The time estimates are calculated for an average Korean hiker carrying a light pack at a moderate pace. If you are carrying a full multi-day pack, add 20–30 percent. If you are hiking with children or on a technical rocky section, double the estimate.
The Red Circle with a Slash: No Entry
A red circle with a diagonal slash — identical in meaning to a 'no entry' road sign — appears at closed trail entrances. Korea's national parks rotate seasonal closures to allow vegetation recovery. These closures are strictly enforced and rangers do patrol. Do not duck under the rope. Beyond the legal issue, closed sections are often closed precisely because the footing is dangerous outside of the permitted season.
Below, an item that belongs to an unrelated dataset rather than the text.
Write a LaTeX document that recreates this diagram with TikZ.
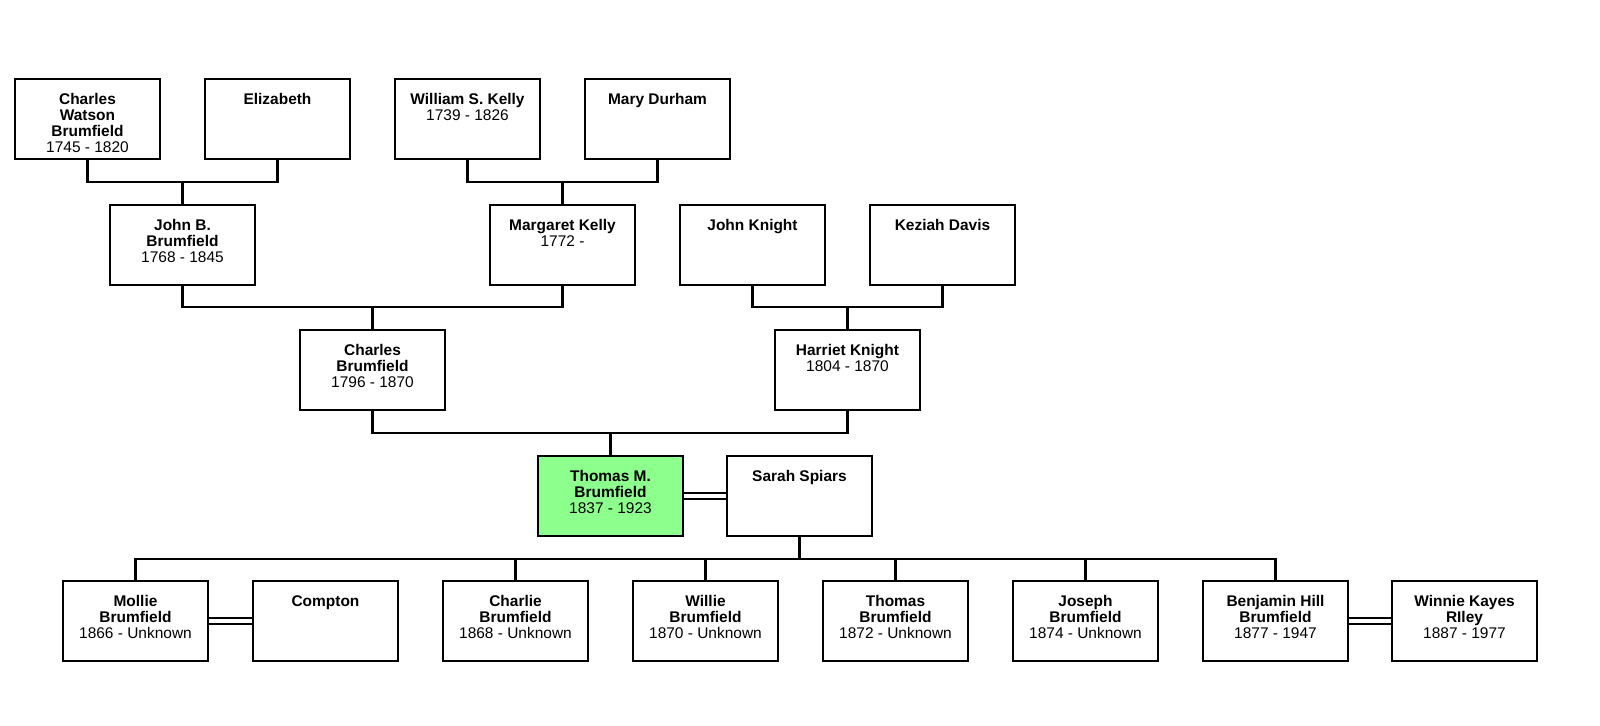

Rock Blazes and Paint Marks: The Informal System
Below the treeline on many older routes, particularly on trails that predate the modern post system, you will find paint blazes directly on rock surfaces. There is no single national standard for these, but in practice you will almost always see either a red arrow, a red dash, or a stack of three horizontal red lines (which traditionally meant 'main route, straight ahead' in the old mountain club marking system).
On island trails — Yokji-do, Cheongsando, Gageodo — paint blazes on coastal rocks double as both trail markers and tide-condition indicators, since some coastal path sections are only passable at low tide. A blue horizontal line at ankle height on a boulder sometimes marks the safe passage level. Local knowledge matters here; this is exactly the kind of thing the route notes we prepare try to capture.
Cairns: Helpful, but Not Official
Cairns (돌탑, doltap) are everywhere on Korean ridges. They are built by hikers as personal trail markers or as a meditative practice, not as an official navigation system. Never rely on a cairn alone to confirm a route. I have found cairns pointing in three different directions at the same junction on Wolchulsan — each one presumably left by someone who came from a different direction and thought they were helping.
On a clear day, cairns are a reassuring presence on open ridges. In thick cloud or rain, ignore them and trust the official posts and painted blazes instead.
Quick Reference: What to Check Before You Leave the Trailhead
- Photograph the trail map board at the entrance — it shows all emergency post zones.
- Note the two-digit sector code for the trail you are on (e.g. 'SP' for Seongpanak).
- Save 119 in your phone contacts before the trip, not at the trailhead.
- Check whether your trail uses the national park (Korea National Park Service) or forest service (Korea Forest Service) marker system — different apps cover each.
- If you see a red circle slash, turn around. The detour is always worth it.
A Note from the Car
Every time I drop clients at a trailhead, I point out the first emergency post and ask them to read the number back to me. It takes thirty seconds and it visibly changes how they walk into the forest — with a bit more confidence and a bit more attention. Korea's trail infrastructure is genuinely excellent. The only thing standing between a foreign hiker and a smooth day on the mountain is usually just knowing what to look for. Now you do.